Published: · Severity: WARNING · Category: Breaking

CONTEXT IMAGE
Upper house of a bicameral legislature
Context image; not from the reported event. Photo via Wikimedia Commons / Wikipedia: Senate

US Senate Moves to Curb Iran War Powers, Rewiring Gulf Escalation Risk

Severity: WARNING
Detected: 2026-06-23T20:31:26.425Z

Summary

At 19:57–19:59 UTC, the U.S. Senate narrowly passed a War Powers resolution forcing the president to secure congressional approval to continue military operations against Iran. The move instantly reshapes Tehran’s risk calculus and investors’ assumptions about how far and how fast Washington can escalate around the Strait of Hormuz and Iran’s damaged nuclear program.

Details

The U.S. Senate’s 50–48 vote around 19:57–19:59 UTC to require congressional approval for any continuation of military operations against Iran is a structural shock to the current Iran crisis. At a time when U.S. forces are actively engaged and the Gulf ceasefire architecture and nuclear inspection regime are both fragile, Congress has effectively installed a political circuit breaker on further escalation.

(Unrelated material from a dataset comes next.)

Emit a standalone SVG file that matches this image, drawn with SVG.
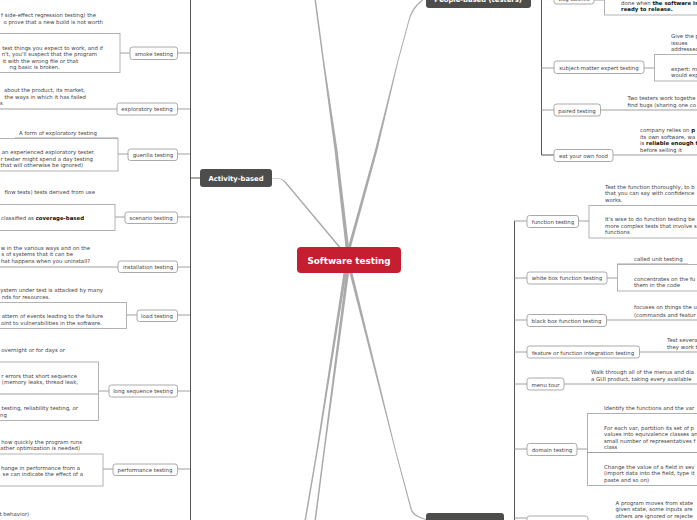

Confirmed details: multiple contemporaneous feeds report that the Senate approved an Iran-focused War Powers Resolution by a razor-thin margin, with Democrat John Fetterman breaking with most of his party to oppose it and Republicans Bill Cassidy, Susan Collins, Rand Paul, and Lisa Murkowski crossing the aisle to support it. The text requires explicit congressional authorization before the White House can continue or broaden military operations against Iran, going beyond symbolic censure and into operational constraint. This comes minutes after public remarks from Donald Trump in which he claimed he could “finish the job” in Iran in less than a week, and as Iranian negotiators are refusing inspections at damaged nuclear facilities—undercutting U.S. assertions of a full nuclear understanding.

For people on the ground across the Gulf, this decision will be read as a potential brake on a wider regional war. U.S. forces and commercial crews operating near the Strait of Hormuz, in Iraq, Syria, and the Red Sea gain some reassurance that Washington’s path to a large-scale ground or air campaign now runs through a divided Congress. Iranian planners, however, may see this domestic split as an opportunity: the perception that Washington is constrained could embolden Tehran and its proxies to test red lines with calibrated strikes or harassment, betting that the United States will hesitate before responding at scale.

Strategically, this alters the bargaining balance in nuclear and ceasefire talks. Tehran has already stated it will not permit inspections at damaged nuclear sites, directly contradicting U.S. claims of inspection access. With the Senate signaling skepticism about further open-ended operations, Iran may harden its stance, calculating that Washington’s coercive leverage is capped. Regional allies—Israel, Saudi Arabia, the UAE, and Qatar—will quietly reassess the reliability and aggressiveness of U.S. security guarantees if the president’s military freedom of action is visibly narrowed.

For markets, the immediate impact is on risk premia around Gulf flows and energy. A clearer congressional hurdle to escalation modestly lowers the probability of sudden large-scale strikes on Iranian oil export infrastructure or retaliatory mining of the Strait of Hormuz. That should, at the margin, pressure crude and refine some of the recent geopolitical premium out of Brent and WTI, while softening safe-haven bids in gold and the dollar. However, the combination of constrained U.S. options and a more assertive Iran could increase medium-term volatility: if Tehran misreads the vote as a free hand, any miscalculated attack on shipping or Gulf infrastructure would still provoke a sharp U.S. response, now delayed and more politicized.

Key watchpoints over the next 24–48 hours: whether the White House signals intent to challenge or work within the resolution; any measurable change in Iranian naval or proxy activity near Hormuz, Iraq, Syria, and the Red Sea; statements from Gulf producers and Israel recalibrating their threat assessments; and movement in oil, shipping insurance, and defense equities as traders reprice the odds of a short, high-intensity strike campaign versus a constrained, politically managed standoff.

MARKET IMPACT ASSESSMENT: The vote introduces a political ceiling on U.S. escalation against Iran, modestly reducing immediate tail risk of a wider Gulf war. Near term, this could ease some risk premium in crude and gold, while marginally weighing on defense equities levered to a prolonged Iran campaign and supporting Gulf currencies and assets tied to stable Hormuz flows.